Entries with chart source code
## Start

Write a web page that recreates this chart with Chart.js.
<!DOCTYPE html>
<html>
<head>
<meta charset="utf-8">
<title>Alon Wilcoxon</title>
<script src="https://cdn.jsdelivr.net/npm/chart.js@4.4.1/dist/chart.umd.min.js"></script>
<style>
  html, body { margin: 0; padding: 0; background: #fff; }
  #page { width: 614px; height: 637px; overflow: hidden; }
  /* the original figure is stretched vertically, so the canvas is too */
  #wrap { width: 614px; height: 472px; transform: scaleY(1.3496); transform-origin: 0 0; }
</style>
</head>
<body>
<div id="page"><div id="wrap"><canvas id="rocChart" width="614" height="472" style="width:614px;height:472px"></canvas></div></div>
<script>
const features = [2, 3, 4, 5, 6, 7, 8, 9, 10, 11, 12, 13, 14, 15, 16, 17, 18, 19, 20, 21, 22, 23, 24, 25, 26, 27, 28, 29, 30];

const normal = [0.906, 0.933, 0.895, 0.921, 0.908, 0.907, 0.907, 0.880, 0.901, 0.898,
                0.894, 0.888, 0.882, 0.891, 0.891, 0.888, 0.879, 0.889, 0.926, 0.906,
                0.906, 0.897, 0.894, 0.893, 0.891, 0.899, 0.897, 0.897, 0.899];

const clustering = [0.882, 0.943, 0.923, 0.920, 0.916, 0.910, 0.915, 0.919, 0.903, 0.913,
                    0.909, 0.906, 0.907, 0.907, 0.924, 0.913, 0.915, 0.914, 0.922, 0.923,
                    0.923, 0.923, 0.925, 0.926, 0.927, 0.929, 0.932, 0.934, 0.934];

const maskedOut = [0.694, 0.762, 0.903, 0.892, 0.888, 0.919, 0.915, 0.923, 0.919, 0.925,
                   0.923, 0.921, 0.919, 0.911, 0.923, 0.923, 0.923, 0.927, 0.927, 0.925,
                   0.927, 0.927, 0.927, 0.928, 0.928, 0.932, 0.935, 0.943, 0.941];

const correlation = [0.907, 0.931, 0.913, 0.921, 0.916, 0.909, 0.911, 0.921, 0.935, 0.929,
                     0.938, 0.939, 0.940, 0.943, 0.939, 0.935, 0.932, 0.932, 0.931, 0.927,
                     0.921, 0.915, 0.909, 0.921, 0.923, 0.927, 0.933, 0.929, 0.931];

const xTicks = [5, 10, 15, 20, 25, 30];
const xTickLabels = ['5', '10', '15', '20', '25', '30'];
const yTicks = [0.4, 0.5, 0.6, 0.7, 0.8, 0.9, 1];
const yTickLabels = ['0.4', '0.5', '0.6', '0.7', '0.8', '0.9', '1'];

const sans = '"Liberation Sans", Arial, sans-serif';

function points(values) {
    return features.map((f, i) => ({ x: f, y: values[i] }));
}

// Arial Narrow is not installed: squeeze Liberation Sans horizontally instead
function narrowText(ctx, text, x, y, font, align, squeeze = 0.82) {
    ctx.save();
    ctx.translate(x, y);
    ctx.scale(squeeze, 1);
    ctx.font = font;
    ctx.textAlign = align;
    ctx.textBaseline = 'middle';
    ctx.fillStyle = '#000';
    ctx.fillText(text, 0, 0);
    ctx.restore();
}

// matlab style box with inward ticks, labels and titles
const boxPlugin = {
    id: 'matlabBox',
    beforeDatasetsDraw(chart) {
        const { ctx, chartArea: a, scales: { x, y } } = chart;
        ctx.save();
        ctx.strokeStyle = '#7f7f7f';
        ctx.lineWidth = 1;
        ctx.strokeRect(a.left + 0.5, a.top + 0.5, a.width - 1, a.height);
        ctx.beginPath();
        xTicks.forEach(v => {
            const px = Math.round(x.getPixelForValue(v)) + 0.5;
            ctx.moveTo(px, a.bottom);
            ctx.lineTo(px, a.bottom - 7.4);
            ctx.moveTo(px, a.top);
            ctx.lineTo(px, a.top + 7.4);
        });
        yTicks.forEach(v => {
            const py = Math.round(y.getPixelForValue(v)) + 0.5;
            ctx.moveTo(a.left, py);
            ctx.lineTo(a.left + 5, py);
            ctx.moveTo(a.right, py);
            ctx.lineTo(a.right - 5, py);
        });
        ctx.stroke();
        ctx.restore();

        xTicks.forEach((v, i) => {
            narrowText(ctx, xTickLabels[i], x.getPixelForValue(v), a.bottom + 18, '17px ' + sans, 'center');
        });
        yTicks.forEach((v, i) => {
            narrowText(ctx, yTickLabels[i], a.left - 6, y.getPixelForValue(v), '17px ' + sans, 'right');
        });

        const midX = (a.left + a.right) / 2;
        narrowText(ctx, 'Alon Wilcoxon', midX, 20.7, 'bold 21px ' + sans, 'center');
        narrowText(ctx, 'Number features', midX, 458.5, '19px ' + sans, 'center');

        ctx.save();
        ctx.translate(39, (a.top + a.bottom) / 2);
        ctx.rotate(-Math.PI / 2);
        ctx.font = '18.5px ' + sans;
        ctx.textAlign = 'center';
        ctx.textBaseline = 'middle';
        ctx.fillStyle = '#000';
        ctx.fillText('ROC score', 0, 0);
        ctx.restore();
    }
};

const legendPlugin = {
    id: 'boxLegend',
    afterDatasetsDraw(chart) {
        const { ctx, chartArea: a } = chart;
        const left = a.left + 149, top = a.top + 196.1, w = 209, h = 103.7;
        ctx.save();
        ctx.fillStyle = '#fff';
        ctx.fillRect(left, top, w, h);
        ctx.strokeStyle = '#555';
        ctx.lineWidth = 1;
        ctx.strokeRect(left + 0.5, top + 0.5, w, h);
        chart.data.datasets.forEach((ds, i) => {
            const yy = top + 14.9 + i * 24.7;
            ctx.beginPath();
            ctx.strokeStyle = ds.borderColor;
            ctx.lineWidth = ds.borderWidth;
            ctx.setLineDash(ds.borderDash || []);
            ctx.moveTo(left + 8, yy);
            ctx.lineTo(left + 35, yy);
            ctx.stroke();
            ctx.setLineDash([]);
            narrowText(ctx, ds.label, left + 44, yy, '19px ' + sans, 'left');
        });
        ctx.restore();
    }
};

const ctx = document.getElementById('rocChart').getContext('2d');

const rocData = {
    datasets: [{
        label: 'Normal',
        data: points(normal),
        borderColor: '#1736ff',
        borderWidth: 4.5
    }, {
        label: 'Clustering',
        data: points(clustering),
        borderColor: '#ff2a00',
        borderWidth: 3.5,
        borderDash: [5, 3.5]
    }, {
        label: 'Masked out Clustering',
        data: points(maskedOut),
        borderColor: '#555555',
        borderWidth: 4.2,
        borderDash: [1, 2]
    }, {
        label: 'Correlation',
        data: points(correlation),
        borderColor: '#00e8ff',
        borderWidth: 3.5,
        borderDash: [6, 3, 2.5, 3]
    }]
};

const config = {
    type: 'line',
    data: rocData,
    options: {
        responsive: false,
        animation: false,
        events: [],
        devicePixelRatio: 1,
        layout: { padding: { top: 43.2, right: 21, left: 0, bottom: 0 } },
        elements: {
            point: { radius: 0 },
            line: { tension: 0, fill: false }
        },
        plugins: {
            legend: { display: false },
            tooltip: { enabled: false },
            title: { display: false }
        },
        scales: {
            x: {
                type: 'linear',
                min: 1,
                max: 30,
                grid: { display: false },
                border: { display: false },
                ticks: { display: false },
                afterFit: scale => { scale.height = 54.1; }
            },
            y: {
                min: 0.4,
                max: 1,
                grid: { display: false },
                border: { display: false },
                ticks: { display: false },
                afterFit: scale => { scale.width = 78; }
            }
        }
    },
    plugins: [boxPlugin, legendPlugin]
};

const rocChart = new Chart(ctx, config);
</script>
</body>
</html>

## End
## Start

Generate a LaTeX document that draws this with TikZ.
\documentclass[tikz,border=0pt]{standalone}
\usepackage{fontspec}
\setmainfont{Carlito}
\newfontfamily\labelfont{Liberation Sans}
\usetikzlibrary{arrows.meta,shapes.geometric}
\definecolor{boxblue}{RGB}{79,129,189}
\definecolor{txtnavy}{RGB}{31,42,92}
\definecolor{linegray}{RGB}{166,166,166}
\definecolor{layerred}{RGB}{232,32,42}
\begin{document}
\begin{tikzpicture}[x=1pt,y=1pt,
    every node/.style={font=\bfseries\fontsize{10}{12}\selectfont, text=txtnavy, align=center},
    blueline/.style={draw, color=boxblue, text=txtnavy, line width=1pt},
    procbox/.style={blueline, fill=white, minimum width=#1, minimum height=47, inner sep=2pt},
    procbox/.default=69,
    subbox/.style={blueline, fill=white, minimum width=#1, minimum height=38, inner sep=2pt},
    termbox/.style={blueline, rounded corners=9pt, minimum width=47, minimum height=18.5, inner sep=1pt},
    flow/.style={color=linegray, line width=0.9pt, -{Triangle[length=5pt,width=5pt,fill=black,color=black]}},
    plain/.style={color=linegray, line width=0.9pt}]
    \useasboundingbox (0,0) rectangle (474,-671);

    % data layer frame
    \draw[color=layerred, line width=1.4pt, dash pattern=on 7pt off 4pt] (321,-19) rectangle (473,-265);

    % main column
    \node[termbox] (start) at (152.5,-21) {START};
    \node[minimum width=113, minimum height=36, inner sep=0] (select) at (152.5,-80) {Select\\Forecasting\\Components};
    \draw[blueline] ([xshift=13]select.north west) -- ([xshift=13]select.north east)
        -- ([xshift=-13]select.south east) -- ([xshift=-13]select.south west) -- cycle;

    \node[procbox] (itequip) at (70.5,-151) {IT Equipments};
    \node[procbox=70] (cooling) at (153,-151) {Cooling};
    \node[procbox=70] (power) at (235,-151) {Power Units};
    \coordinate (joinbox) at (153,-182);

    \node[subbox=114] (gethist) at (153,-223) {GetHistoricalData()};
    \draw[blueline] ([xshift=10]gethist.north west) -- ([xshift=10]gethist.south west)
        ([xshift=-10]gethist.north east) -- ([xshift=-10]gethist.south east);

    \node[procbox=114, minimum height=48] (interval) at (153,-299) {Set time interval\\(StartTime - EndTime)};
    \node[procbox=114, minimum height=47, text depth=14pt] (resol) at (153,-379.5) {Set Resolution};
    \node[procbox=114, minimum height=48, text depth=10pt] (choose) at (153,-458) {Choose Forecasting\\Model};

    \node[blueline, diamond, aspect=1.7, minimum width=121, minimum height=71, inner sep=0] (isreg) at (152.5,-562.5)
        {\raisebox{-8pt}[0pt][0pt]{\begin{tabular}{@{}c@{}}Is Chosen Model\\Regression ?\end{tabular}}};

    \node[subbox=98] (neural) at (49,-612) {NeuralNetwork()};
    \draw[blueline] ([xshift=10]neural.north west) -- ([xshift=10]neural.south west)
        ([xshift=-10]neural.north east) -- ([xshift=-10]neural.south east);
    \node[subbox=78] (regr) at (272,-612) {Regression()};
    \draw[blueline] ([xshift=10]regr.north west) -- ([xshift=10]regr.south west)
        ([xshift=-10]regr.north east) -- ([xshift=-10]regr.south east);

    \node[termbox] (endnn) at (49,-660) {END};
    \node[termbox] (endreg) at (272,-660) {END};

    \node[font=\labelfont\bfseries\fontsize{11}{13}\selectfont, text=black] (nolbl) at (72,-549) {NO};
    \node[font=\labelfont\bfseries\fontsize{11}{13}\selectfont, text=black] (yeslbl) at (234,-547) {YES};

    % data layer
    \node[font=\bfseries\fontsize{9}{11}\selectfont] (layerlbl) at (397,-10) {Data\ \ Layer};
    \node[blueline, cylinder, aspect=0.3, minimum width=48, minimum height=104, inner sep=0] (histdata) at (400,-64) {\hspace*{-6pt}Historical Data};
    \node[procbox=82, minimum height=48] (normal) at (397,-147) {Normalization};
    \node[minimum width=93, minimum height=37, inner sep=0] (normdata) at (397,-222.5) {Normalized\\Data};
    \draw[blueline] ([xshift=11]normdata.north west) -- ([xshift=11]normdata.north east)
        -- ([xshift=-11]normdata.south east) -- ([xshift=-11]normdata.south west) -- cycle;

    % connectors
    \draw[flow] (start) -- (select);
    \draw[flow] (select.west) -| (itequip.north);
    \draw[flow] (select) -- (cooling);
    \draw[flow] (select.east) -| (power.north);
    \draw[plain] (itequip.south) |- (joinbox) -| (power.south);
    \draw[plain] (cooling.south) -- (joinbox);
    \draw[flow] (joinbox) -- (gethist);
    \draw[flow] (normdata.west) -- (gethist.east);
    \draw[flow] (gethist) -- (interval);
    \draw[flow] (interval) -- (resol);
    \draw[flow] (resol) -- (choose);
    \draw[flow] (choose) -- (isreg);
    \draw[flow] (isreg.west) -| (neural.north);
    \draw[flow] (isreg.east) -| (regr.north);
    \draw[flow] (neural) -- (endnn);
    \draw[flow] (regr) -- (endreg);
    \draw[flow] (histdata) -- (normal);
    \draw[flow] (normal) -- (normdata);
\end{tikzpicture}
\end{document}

## End
## Start

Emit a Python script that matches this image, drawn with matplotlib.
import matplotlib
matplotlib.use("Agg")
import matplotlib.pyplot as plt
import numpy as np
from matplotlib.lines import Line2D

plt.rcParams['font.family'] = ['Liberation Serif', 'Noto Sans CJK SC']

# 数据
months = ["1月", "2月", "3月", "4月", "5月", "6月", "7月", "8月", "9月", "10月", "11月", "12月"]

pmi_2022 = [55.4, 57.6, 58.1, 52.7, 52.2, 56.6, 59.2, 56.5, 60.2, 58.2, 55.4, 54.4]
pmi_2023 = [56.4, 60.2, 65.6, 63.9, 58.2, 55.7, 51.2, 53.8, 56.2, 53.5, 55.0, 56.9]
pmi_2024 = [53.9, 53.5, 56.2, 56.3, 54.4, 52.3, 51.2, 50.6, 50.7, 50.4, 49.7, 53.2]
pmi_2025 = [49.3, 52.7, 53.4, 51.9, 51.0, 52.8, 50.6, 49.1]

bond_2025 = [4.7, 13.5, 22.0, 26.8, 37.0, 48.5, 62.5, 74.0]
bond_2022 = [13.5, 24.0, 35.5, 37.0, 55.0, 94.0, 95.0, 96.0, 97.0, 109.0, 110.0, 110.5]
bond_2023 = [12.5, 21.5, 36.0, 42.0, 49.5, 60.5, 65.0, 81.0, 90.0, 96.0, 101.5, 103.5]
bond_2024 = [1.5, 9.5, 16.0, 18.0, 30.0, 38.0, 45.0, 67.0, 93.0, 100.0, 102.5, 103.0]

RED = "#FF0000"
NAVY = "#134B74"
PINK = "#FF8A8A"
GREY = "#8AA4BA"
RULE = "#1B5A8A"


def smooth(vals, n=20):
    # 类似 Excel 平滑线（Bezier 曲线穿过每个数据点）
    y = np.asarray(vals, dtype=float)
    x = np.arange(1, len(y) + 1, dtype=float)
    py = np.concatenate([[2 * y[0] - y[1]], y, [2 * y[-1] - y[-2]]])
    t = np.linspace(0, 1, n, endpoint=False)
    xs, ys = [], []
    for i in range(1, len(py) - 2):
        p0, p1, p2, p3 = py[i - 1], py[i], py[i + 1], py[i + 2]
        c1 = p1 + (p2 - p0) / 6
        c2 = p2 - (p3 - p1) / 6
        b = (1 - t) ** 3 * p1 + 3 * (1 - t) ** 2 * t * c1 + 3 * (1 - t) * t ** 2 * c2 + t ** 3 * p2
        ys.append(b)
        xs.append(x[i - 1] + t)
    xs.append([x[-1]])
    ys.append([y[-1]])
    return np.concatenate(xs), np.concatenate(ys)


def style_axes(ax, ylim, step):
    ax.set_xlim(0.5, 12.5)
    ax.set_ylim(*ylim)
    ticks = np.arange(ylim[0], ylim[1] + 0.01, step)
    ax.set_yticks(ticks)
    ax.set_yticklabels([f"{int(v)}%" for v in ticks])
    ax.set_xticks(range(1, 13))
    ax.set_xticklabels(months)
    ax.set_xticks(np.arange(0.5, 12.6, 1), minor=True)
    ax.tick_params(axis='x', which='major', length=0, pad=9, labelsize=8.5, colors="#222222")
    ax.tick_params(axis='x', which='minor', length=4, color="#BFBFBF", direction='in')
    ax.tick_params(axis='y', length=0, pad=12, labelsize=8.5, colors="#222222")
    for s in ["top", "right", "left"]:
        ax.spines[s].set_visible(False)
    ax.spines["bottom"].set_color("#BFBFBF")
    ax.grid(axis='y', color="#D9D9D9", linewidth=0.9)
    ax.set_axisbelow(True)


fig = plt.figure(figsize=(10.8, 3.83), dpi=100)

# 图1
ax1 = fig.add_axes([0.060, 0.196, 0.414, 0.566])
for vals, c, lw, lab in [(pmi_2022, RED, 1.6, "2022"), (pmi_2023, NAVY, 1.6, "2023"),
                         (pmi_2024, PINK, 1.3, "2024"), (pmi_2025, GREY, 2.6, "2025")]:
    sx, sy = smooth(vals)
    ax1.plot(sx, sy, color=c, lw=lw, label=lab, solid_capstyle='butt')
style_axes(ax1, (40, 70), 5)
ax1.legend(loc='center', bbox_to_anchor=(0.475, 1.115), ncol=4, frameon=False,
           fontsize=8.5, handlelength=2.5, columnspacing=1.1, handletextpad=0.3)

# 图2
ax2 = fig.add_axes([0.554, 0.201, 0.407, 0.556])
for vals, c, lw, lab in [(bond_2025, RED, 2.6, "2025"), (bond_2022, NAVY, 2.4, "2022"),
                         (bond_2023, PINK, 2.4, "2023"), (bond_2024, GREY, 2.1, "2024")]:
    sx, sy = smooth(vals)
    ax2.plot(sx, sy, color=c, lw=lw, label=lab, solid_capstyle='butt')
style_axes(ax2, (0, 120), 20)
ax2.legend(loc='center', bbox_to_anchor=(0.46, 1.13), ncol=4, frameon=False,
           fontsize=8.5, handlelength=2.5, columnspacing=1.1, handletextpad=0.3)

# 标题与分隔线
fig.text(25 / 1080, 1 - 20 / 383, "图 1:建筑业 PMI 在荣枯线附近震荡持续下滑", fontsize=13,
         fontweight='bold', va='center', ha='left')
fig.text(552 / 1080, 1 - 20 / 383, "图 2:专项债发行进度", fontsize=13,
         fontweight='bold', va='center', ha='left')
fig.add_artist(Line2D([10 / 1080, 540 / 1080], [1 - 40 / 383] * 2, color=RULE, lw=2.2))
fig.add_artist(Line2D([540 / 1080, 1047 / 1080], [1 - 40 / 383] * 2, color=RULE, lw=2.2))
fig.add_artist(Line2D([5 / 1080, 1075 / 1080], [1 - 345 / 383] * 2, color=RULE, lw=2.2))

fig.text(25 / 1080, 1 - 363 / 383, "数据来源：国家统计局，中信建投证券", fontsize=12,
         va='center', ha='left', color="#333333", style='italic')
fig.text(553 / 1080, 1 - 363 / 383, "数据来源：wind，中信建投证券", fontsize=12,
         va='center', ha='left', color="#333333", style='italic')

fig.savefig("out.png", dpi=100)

## End

• Request: Quote nothing but the lines that run from the line containing "Emit a Python" through the line containing "plt.rcParams['font.family'] = ['Liberation", keeping both of them word for word.

• Full answer:
Emit a Python script that matches this image, drawn with matplotlib.
import matplotlib
matplotlib.use("Agg")
import matplotlib.pyplot as plt
import numpy as np
from matplotlib.lines import Line2D

plt.rcParams['font.family'] = ['Liberation Serif', 'Noto Sans CJK SC']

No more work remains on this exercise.